As part of the settlement, Erik Chevalier, who ran a successful campaign for a board game called The Doom That Came To Atlantic City! in 2012, has been hit with a number of sanctions: He must protect and appropriately dispose of his backers' personal information; he must not misrepresent himself in crowdfunding campaigns in the future; there's also a monetary judgment against him which comprises the lion's share of the $122,874 he raised.

Chevalier announced the termination of the project in 2013; he also promised backers he'd refund their money, but the FTC says that he, instead, used the raised funds for personal expenses and another project.

Later the same year, the game's designers, Lee Moyer and Keith Baker, partnered with Cryptozoic Entertainment, which published The Doom That Came to Atlantic City! commercially in 2014. 

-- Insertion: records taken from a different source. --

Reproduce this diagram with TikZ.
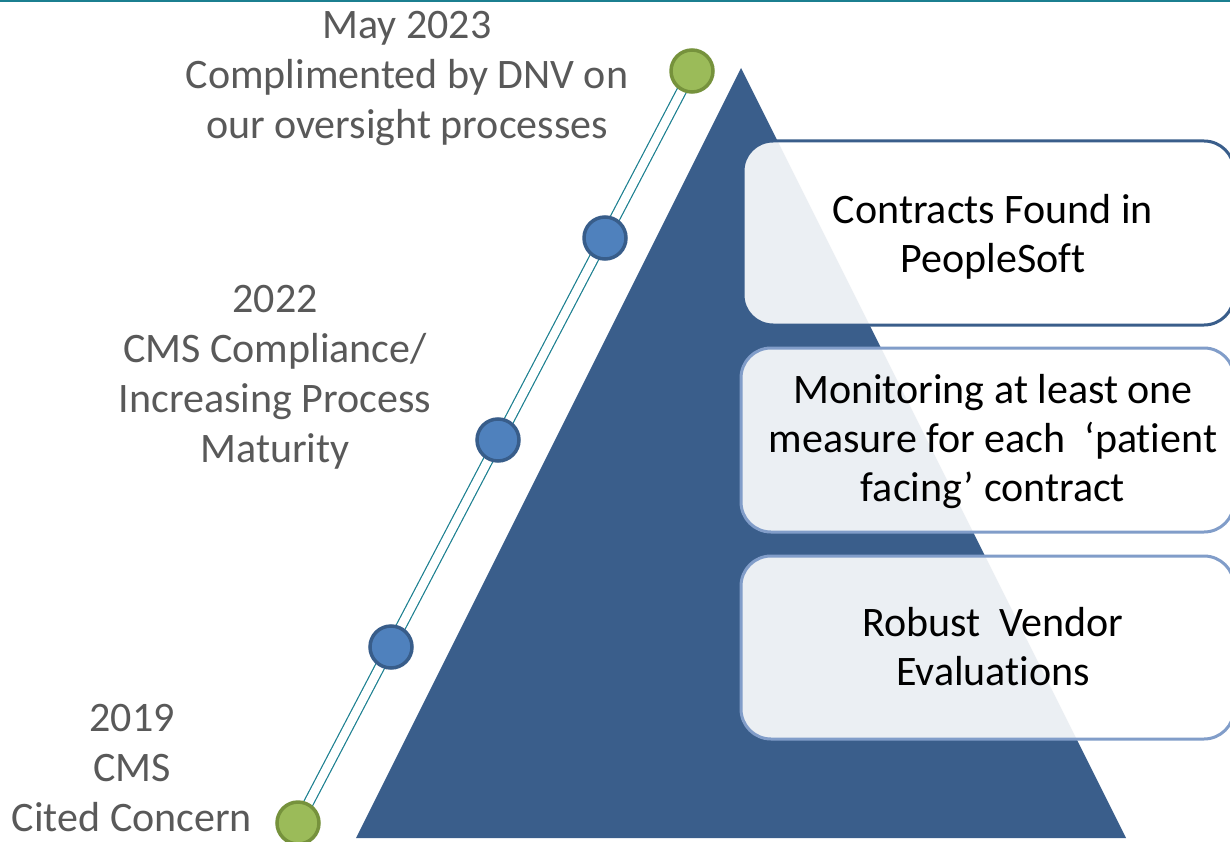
\documentclass[tikz,border=0pt]{standalone}
\usepackage{fontspec}
\setmainfont{Carlito}[Ligatures={NoCommon,NoContextual}]
\definecolor{tri}{HTML}{3A5E8B}
\definecolor{boxdark}{HTML}{3A5E8B}
\definecolor{boxlight}{HTML}{819DC9}
\definecolor{teal}{HTML}{1B7F90}
\definecolor{gfill}{HTML}{9BBB59}
\definecolor{gline}{HTML}{76923C}
\definecolor{bfill}{HTML}{4F81BD}
\definecolor{bline}{HTML}{385D8A}
\definecolor{graytxt}{HTML}{595959}
\pgfdeclarelayer{background}
\pgfsetlayers{background,main}
\tikzset{
  gdot/.style={circle,fill=gfill,draw=gline,line width=3.5pt,minimum size=42pt,inner sep=0pt},
  bdot/.style={circle,fill=bfill,draw=bline,line width=3.5pt,minimum size=42pt,inner sep=0pt},
  stage/.style={rounded corners=30pt,fill=white,fill opacity=0.9,line width=3pt,draw opacity=1},
  boxtxt/.style={align=center,font=\fontsize{42}{49}\selectfont,text=black,inner sep=0pt},
  sidetxt/.style={align=center,font=\fontsize{42}{50}\selectfont,text=graytxt,inner sep=0pt}
}
\begin{document}
\begin{tikzpicture}[x=1pt,y=-1pt]
\useasboundingbox (0,0) rectangle (1230,842);
\begin{pgfonlayer}{background}
\fill[white] (0,0) rectangle (1230,842);
\end{pgfonlayer}
% top rule
\coordinate (tl) at (0,1);
\coordinate (tr) at (1230,1);
\draw[teal,line width=2pt] (tl) -- (tr);
% timeline dots
\node[gdot] (g1) at (298,823) {};
\node[bdot] (b1) at (391,647) {};
\node[bdot] (b2) at (498,440) {};
\node[bdot] (b3) at (605,238) {};
\node[gdot] (g2) at (692,71) {};
\begin{pgfonlayer}{background}
\draw[teal,line width=1.2pt,double=white,double distance=8.5pt] (g1.center) -- (g2.center);
\end{pgfonlayer}
% pyramid
\coordinate (apex) at (741,68);
\coordinate (bl) at (356,838);
\coordinate (br) at (1126,838);
\fill[tri] (apex) -- (br) -- (bl) -- cycle;
% boxes
\draw[stage,draw=boxdark] (743,141) rectangle (1234,325);
\draw[stage,draw=boxlight] (741,348) rectangle (1234,532);
\draw[stage,draw=boxlight] (741,556) rectangle (1234,739);
\node[boxtxt] (t1) at (993,237) {Contracts Found in\\PeopleSoft};
\node[boxtxt] (t2) at (993,442) {Monitoring at least one\\measure for each~~‘patient\\facing’ contract};
\node[boxtxt] (t3) at (993,647) {Robust~~Vendor\\Evaluations};
% side labels
\node[sidetxt] (s1) at (407,78) {May 2023\\Complimented by DNV on\\our oversight processes};
\node[sidetxt] (s2) at (275,377) {2022\\CMS Compliance/\\Increasing Process\\Maturity};
\node[sidetxt] (s3) at (132,768) {2019\\CMS\\Cited Concern};
\end{tikzpicture}
\end{document}
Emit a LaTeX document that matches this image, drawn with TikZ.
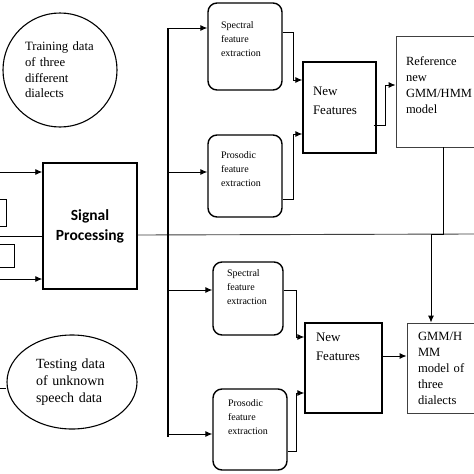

The settlement also puts Chevalier on the hook for $111,793.71 -- which was suspended, because he lacks the funds to pay out the money. (If that turns out not to be true, however, the government will collect that amount.) This being the case, it seems likely this is a message to other campaigners: In the case of a fraudulent campaign, "we'll take that money back," the FTC is saying.

"Many consumers enjoy the opportunity to take part in the development of a product or service through crowdfunding, and they generally know there’s some uncertainty involved in helping start something new. But consumers should be able to trust their money will actually be spent on the project they funded," Jessica Rich, Director of the FTC’s Bureau of Consumer Protection, said in a statement.

Correction: Clarified that the game did eventually ship commercially via Cryptozoic Entertainment.